The centre, which is equipped to house 250 people, is now packed with more than 1,000.
Reporters and TV cameras are kept out, but clearly seen through the front gate were families with children camping under a stand of shade trees, with foam mattresses for beds and clothing drying on lines stretched between the trunks.
‘It’s indecent,’ said Tommaso Curro, a lower house deputy for the 5-Star Movement.
‘The overcrowding is inhuman,’ said Gea Planeta Schiro, with the Civic Choice party. ‘More than 100 woman are using one bathroom, and they have no soap to wash their clothes.’
The lawmakers said they spoke to a group of the survivors of Thursday’s shipwreck, and were told that each migrant paid thousands of dollars to smugglers first to cross the Sahara desert, and then to buy passage across the Mediterranean.
Abdul, a 16-year-old Somali boy wearing shorts and a red T-shirt, said his father paid a total of $7,500 to smugglers to get him to Lampedusa, where he arrived on a boat 12 days ago – about six months after leaving Mogadishu.
‘I want to study.

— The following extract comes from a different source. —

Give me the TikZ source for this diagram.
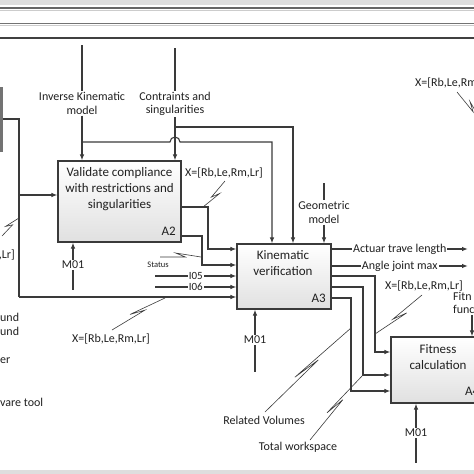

I want a future,’ he told Reuters through the bars of the immigration centre gate.
The survivors of Thursday’s shipwreck could be prosecuted, fined 5,000 euros and sent home if they are not given political asylum, Agrigento prosecutor Ignazio Fonzo told Reuters.
‘We have the duty to tell the Italian government and the EU that their structures and policies are not only inadequate, but they’re criminal’
– Rosario Crocetta, Sicily’s regional governor
‘There have been some convictions in the past, and of course they can’t pay the fine. They don’t have any money,’ he said.
‘This shows that one of the next things that Italy’s parliament must do is abolish the measure that makes immigration a crime,’ Mario Marazzitti, a lawmaker for the Civic Choice party, told reporters.
Prime Minister Enrico Letta’s centre-left Democratic Party called for an urgent meeting of the European Council to agree on setting up special ‘humanitarian corridors’ to provide protection for migrant boats.
And French Prime Minister Jean-Marc Ayrault has also called for an EU meeting over the death of migrants off Sicily.
‘It’s a terrible tragedy. It is important that European policymakers meet soon to discuss this together,’ he told reporters during a visit to the French city of Metz.